On 28/01/2011 14:58, Artyom wrote:
What am I paying for? I don't see how I gain anything.
You don't pay on validation of the UTF-8 especially when 99% of uses of the string are encoding-agnostic.
I asked for what I gained, not what I did not lose.
// UTF validation
bool is_valid_utf() const;
See, that's what makes the whole thing pointless.
Actually not, consider:
socket.read(my_string); if(!my_string.is_valid_utf()) ....
Could be a free function, and would actually be *better* as a free function, because you could apply it on any range, not just your type.
Your type doesn't add any semantic value on top of std::string, it's just an agglomeration of free functions into a class. That's a terrible design. The only advantage that a specific type for unicode strings would bring is that it could enforce certain useful invariants.
You don't need to enforce things you don't care 99% of cases.
You don't get the point. Your type doesn't add any information on top of std::string. Therefore it is meaningless. It's just an agglomeration of functions, in C++ we use namespaces for that, not classes.
Enforcing that the string is in a valid UTF encoding and is normalized in a specific normalization form can make most Unicode algorithms several orders of magnitude faster.
You do not always want to normalize text. It is user choice you may have optimized algorithms for already normalized strings but it is not always the case.
If my strings are valid and normalized, I can compare them with a simple binary-level comparison; likewise for substring search, where I may also need to add a boundary check if I want fine-grain search. What you want to do is implement comparison by iterating through each lazily computed code point and comparing them. This is at least 60 times as slow; it also doesn't really compare equivalent characters in the strings. To get correct behaviour when comparing strings, they should be normalized. Normalization is costly, so you don't want to do it at each comparison, but only once. In practice, all data available everywhere should already be in NFC (XML mandates it, for example) and checking whether a string is normalized is very fast (while less fast than checking if a string is valid UTF-8, since you still need to access a table, which might hurt the cache, and is not vectorizable). Dealing with potentially invalid UTF strings can be highly dangerous as well, exploits for that kind of thing are common-place. I suspect denormalized Unicode could be sensitive too, since in some parts of your application 00e0 (à) and 0061 0300 (a + `) could compare equal but not in others, depending on what that string went through, causing inconsistencies. Anyway, the only value we can bring on top of the range abstraction is by establishing invariants. It makes sense to establish the strongest one; though I am not opposed to just checking for UTF validity. But no checking at all? There is no point. You might as well make your string type a typedef of std::string.
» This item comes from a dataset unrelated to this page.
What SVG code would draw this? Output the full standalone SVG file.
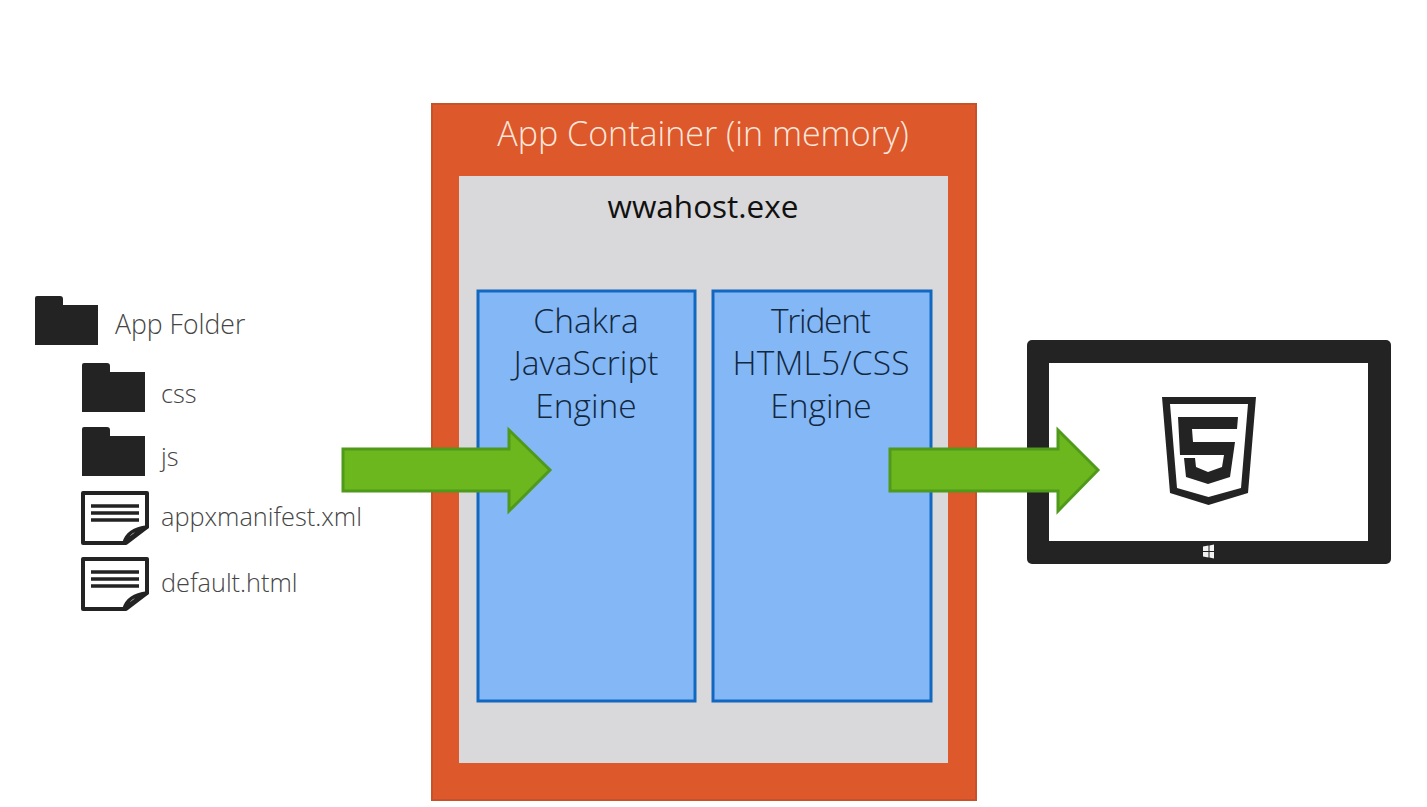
<svg xmlns="http://www.w3.org/2000/svg" width="1427" height="807" viewBox="0 0 1427 807">
<style>
text{font-family:"Open Sans","Noto Sans","Liberation Sans",sans-serif;font-weight:300}
.c{text-anchor:middle}
.blue{fill:#84b7f5;stroke:#1268c0;stroke-width:3}
.eng{font-size:33.500px;fill:#12283f}
.lab{font-size:25.300px;fill:#454545}
.dark{fill:#232323}
.arrow{fill:#6db71e;stroke:#4f9a1b;stroke-width:3}
.doc{fill:#fff;stroke:#232323;stroke-width:4;stroke-linejoin:round}
.ln{stroke:#232323;stroke-width:3.500}
</style>
<defs>
<path id="folder" d="M0 2Q0 0 2 0H25Q28 0 28 3V9H63V49H0Z"/>
<g id="docicon">
<path class="doc" d="M2 2H66V36L45 52H2Z"/>
<path d="M43 52Q47 38 66 36Q60 38 56 42Z" fill="#fff" stroke="#232323" stroke-width="3.500" stroke-linejoin="round"/>
<path class="ln" d="M10 15H58M10 22H58M10 29H58" fill="none"/>
</g>
</defs>
<rect width="1427" height="807" fill="#fff"/>
<g id="app-container">
<rect x="432" y="104" width="544" height="696" fill="#dd582b" stroke="#c9512a" stroke-width="2"/>
<text class="c" x="703" y="146" font-size="34" fill="#fbe6db">App Container (in memory)</text>
</g>
<g id="wwahost">
<rect x="459" y="176" width="489" height="587" fill="#d9d8da"/>
<text class="c" x="703" y="218" font-size="31.500" fill="#111" style="font-weight:400">wwahost.exe</text>
</g>
<g id="chakra">
<rect class="blue" x="478" y="291" width="217" height="410"/>
<text class="c eng" x="586" y="333">Chakra</text>
<text class="c eng" x="586" y="375">JavaScript</text>
<text class="c eng" x="586" y="418">Engine</text>
</g>
<g id="trident">
<rect class="blue" x="713" y="291" width="218" height="410"/>
<text class="c eng" x="821" y="333" textLength="100" lengthAdjust="spacing">Trident</text>
<text class="c eng" x="821" y="375" textLength="177" lengthAdjust="spacing">HTML5/CSS</text>
<text class="c eng" x="821" y="418">Engine</text>
</g>
<g id="app-folder">
<use href="#folder" class="dark" x="35" y="296"/>
<text class="lab" x="115" y="334" style="font-size:26.600px">App Folder</text>
</g>
<g id="css-folder">
<use href="#folder" class="dark" x="82" y="363"/>
<text class="lab" x="161" y="403">css</text>
</g>
<g id="js-folder">
<use href="#folder" class="dark" x="82" y="427"/>
<text class="lab" x="161" y="466">js</text>
</g>
<g id="appxmanifest">
<use href="#docicon" x="81" y="491"/>
<text class="lab" x="161" y="526">appxmanifest.xml</text>
</g>
<g id="default-html">
<use href="#docicon" x="81" y="557"/>
<text class="lab" x="161" y="592">default.html</text>
</g>
<g id="tablet">
<rect x="1027" y="340" width="364" height="224" rx="5" fill="#232323"/>
<rect x="1049" y="363" width="319" height="178" fill="#fff"/>
<path d="M1162 397H1256L1248 493L1208.500 505L1170 493Z" fill="#232323"/>
<path d="M1170 404H1248L1241 488L1208.500 497L1177 488Z" fill="#fff"/>
<path d="M1178 417H1238L1237 429H1192L1193 442H1235L1230 477L1208 484L1186 477L1184 458H1195L1196 467L1208 472L1222 467L1224 455H1180Z" fill="#232323"/>
<path d="M1203 546.500L1208.500 545.500V551H1203ZM1209.500 545.400L1214 544.500V551H1209.500ZM1203 552H1208.500V557.500L1203 556.500ZM1209.500 552H1214V558.500L1209.500 557.600Z" fill="#f2f2f2"/>
</g>
<g id="connectors">
<path class="arrow" d="M343 449H509V430L550 470L509 511V491H343Z"/>
<path class="arrow" d="M890 449H1058V430L1098 470L1058 511V491H890Z"/>
</g>
</svg>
Also what kind of normalization NFC? NFKC?
NFC, of course. It takes less space and doesn't make you lose anything. If you want to work in decomposed forms or something else, use your own container and not the adaptor. Remember, this whole thing is just there to help you deal with the general case in a practical, correct and efficient way. The real algorithms are fully generic, and allow you to do whatever you want; they accept both normalized and un-normalized strings, data regardless of its memory layout, etc.
All of this is trivial to implement quickly with my Unicode library.
No, it is not.
I know better what I described and what my library is capable of, thank you.
Your Unicode library is locale agnostic which makes it quite useless in too many cases.
In the common case, you don't care (nor want to care) about a locale.
Almost every added function was locale sensitive:
- search - collation - case handling
And so on. This is major drawback of your library that it is not capable of doing locale sensitive algorithms that are vast majority of the Unicode algorithms
Search up to the combining character sequence boundary is locale-agnostic. Search up to the grapheme boundary is virtually locale-agnostic (Unicode does not distribute locale alternatives, though it does hint at its possibility) Case folding only has a couple of characters that are specific for Turkish, making it quite reasonably locale-agnostic. Collation depends on a special table; Unicode only provides a default one, which aims at being as locale-agnostic as possible. It also hosts a repository where one can get alternative tables. Anyway, those are mere details; you can always change the backend for one tailored to your locale.